Entries with chart source code
* * * *
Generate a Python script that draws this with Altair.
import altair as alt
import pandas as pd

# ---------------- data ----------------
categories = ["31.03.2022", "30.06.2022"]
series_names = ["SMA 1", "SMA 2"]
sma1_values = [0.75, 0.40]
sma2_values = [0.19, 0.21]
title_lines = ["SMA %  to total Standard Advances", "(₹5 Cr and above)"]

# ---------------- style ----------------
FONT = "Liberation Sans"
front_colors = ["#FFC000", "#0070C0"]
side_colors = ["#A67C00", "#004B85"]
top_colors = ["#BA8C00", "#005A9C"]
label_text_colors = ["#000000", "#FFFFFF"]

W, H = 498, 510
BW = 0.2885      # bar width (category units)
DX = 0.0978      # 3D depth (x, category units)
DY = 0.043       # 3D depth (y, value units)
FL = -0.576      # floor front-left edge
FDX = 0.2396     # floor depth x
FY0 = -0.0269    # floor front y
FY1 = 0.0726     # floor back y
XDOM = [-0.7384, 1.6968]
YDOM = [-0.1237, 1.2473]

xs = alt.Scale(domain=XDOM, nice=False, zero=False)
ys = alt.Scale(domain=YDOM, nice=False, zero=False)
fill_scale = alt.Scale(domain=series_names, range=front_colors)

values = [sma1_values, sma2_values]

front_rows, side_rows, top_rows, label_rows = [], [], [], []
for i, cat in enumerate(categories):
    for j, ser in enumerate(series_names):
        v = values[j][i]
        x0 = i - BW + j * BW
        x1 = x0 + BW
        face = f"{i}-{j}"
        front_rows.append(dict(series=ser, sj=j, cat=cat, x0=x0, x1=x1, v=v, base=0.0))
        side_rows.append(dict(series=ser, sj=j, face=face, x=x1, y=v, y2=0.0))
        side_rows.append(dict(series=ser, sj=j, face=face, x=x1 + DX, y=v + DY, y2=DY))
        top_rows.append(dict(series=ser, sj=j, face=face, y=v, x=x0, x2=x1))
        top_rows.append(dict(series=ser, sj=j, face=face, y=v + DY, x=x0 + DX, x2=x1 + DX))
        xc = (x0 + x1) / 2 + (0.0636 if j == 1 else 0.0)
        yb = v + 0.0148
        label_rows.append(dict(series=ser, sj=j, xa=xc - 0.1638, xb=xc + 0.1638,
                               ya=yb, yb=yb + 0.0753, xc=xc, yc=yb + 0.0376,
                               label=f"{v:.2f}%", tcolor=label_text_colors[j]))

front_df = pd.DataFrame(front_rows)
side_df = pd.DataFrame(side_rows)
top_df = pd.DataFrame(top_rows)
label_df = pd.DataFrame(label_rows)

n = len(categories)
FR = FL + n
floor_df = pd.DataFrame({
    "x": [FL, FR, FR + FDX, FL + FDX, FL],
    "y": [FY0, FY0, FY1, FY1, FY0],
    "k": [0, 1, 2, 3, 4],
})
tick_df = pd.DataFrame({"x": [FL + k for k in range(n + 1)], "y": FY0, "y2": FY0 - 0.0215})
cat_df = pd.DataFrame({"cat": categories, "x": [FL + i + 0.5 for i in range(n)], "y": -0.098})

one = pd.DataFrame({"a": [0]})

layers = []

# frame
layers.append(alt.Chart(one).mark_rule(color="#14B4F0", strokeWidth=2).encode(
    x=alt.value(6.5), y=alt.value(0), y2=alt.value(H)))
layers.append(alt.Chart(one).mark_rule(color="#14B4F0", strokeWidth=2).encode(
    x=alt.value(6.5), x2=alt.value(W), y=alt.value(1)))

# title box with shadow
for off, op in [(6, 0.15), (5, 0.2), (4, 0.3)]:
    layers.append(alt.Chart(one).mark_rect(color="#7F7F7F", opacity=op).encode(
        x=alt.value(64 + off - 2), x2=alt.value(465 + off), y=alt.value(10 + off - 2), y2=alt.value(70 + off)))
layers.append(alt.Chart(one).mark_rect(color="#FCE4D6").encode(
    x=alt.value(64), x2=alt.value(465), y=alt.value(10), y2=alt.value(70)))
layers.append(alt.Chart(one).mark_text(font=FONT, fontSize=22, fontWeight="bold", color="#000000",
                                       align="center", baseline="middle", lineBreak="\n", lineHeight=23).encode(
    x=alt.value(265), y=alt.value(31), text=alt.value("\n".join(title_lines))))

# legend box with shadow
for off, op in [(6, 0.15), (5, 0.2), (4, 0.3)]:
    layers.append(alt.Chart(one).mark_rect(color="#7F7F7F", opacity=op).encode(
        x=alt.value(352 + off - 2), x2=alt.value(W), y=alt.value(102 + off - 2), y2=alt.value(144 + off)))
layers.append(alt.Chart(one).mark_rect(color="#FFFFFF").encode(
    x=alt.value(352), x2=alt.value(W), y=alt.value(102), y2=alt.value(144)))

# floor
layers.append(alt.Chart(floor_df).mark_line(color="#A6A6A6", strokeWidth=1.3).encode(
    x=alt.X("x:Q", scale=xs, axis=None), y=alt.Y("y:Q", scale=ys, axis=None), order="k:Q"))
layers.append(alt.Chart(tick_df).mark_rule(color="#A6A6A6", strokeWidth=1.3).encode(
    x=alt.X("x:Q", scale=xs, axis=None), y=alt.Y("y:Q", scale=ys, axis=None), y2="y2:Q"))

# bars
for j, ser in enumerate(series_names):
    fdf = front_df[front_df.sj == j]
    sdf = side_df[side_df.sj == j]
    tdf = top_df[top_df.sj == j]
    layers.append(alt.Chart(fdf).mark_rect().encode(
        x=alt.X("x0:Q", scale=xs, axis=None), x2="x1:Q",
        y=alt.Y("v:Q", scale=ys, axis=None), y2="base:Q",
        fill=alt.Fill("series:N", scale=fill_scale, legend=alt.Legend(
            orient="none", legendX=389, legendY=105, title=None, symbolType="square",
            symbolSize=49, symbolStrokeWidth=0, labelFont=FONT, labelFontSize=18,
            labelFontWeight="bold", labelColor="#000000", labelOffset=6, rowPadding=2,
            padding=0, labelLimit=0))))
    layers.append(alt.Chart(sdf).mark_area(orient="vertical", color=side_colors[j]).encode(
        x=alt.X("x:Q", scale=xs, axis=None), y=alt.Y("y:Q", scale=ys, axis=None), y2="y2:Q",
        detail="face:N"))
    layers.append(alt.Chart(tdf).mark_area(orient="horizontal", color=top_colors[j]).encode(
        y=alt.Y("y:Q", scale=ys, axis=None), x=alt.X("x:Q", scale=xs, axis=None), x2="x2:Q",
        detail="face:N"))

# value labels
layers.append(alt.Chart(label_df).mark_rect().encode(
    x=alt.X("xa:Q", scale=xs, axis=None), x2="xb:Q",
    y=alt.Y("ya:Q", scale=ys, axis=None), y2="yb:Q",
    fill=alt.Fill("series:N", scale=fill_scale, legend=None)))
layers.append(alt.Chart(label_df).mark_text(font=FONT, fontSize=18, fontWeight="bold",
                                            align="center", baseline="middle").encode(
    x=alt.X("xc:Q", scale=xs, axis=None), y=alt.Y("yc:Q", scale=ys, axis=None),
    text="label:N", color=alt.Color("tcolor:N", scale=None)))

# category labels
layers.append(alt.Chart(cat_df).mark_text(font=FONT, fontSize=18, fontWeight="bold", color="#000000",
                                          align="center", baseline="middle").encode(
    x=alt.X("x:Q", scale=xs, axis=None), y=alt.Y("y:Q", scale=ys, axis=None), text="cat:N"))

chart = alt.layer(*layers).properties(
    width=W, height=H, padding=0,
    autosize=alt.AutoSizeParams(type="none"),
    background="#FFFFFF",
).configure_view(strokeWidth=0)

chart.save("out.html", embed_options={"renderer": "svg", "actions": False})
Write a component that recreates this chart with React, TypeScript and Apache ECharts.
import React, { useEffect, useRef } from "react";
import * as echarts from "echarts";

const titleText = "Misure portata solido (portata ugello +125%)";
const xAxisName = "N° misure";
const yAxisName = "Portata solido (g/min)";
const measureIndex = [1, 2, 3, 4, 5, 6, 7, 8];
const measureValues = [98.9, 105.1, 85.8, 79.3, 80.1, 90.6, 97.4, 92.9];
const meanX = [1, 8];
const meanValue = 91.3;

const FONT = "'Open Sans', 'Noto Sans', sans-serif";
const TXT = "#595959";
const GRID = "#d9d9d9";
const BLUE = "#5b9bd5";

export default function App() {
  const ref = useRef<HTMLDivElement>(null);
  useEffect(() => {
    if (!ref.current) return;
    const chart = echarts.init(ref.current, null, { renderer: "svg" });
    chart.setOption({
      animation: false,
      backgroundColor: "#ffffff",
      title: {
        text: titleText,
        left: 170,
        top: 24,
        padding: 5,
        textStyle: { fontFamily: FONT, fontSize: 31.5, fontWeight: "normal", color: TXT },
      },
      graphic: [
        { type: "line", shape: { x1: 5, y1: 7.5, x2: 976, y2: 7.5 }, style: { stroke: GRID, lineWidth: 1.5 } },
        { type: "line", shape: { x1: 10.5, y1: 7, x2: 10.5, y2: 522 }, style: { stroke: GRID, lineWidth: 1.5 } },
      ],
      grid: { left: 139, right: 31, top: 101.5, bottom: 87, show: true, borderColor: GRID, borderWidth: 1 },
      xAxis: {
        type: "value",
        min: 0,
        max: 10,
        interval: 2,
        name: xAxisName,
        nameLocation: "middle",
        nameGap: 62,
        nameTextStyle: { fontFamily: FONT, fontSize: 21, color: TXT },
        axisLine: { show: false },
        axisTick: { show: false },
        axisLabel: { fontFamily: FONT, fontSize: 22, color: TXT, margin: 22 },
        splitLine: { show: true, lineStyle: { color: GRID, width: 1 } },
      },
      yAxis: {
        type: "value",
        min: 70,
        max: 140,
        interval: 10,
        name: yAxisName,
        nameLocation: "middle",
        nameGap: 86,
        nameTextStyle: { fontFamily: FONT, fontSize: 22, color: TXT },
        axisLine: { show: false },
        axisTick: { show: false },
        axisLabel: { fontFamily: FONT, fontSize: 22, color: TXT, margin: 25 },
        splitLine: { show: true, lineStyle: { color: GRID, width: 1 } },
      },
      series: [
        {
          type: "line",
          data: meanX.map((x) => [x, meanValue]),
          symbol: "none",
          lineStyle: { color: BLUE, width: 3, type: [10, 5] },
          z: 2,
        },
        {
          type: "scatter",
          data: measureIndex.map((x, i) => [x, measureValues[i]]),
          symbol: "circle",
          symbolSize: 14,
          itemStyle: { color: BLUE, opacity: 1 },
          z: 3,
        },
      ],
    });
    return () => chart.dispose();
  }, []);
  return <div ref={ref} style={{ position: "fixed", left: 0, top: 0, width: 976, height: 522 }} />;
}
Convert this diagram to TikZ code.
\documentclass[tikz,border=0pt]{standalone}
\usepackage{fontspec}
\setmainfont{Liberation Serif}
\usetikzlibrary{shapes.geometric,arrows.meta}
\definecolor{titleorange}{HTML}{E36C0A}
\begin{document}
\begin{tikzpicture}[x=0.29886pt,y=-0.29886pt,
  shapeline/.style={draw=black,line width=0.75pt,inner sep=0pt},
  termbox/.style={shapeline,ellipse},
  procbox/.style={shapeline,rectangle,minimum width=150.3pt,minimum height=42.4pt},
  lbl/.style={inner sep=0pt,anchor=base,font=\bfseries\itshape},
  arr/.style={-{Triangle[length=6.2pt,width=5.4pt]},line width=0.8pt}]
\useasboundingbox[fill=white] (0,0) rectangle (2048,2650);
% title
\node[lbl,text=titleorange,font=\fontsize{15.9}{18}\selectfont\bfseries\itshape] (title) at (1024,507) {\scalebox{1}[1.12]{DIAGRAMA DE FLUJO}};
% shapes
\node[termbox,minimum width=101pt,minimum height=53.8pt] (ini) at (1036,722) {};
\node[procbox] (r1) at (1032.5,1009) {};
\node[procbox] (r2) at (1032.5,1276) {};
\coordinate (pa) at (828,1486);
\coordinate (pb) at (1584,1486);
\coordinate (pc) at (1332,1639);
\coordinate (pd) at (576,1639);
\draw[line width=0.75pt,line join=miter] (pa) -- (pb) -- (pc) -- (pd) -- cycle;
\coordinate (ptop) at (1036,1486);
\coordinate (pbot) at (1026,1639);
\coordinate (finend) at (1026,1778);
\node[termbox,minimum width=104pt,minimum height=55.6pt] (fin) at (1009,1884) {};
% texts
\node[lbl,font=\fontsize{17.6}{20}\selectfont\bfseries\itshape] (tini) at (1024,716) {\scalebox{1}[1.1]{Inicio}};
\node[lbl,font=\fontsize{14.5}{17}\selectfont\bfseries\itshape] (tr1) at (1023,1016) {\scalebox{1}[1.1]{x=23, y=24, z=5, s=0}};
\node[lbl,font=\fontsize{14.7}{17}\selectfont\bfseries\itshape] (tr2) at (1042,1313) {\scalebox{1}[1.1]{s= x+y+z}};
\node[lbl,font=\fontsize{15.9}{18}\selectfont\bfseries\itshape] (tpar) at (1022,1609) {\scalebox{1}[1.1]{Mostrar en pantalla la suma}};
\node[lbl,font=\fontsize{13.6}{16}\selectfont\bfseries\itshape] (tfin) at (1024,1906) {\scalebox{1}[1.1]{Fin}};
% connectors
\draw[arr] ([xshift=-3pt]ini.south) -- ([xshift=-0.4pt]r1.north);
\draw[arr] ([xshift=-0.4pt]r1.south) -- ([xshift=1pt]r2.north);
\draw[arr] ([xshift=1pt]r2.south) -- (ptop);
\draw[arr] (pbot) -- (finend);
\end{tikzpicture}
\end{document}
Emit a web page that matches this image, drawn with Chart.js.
* * * *
▶ [STATED TASK]: Everything from the first line through the line containing "values = [sma1_values, sma2_values]" should be quoted exactly, and nothing beyond it.

▶ [PROBLEM SOLUTION]:
Generate a Python script that draws this with Altair.
import altair as alt
import pandas as pd

# ---------------- data ----------------
categories = ["31.03.2022", "30.06.2022"]
series_names = ["SMA 1", "SMA 2"]
sma1_values = [0.75, 0.40]
sma2_values = [0.19, 0.21]
title_lines = ["SMA %  to total Standard Advances", "(₹5 Cr and above)"]

# ---------------- style ----------------
FONT = "Liberation Sans"
front_colors = ["#FFC000", "#0070C0"]
side_colors = ["#A67C00", "#004B85"]
top_colors = ["#BA8C00", "#005A9C"]
label_text_colors = ["#000000", "#FFFFFF"]

W, H = 498, 510
BW = 0.2885      # bar width (category units)
DX = 0.0978      # 3D depth (x, category units)
DY = 0.043       # 3D depth (y, value units)
FL = -0.576      # floor front-left edge
FDX = 0.2396     # floor depth x
FY0 = -0.0269    # floor front y
FY1 = 0.0726     # floor back y
XDOM = [-0.7384, 1.6968]
YDOM = [-0.1237, 1.2473]

xs = alt.Scale(domain=XDOM, nice=False, zero=False)
ys = alt.Scale(domain=YDOM, nice=False, zero=False)
fill_scale = alt.Scale(domain=series_names, range=front_colors)

values = [sma1_values, sma2_values]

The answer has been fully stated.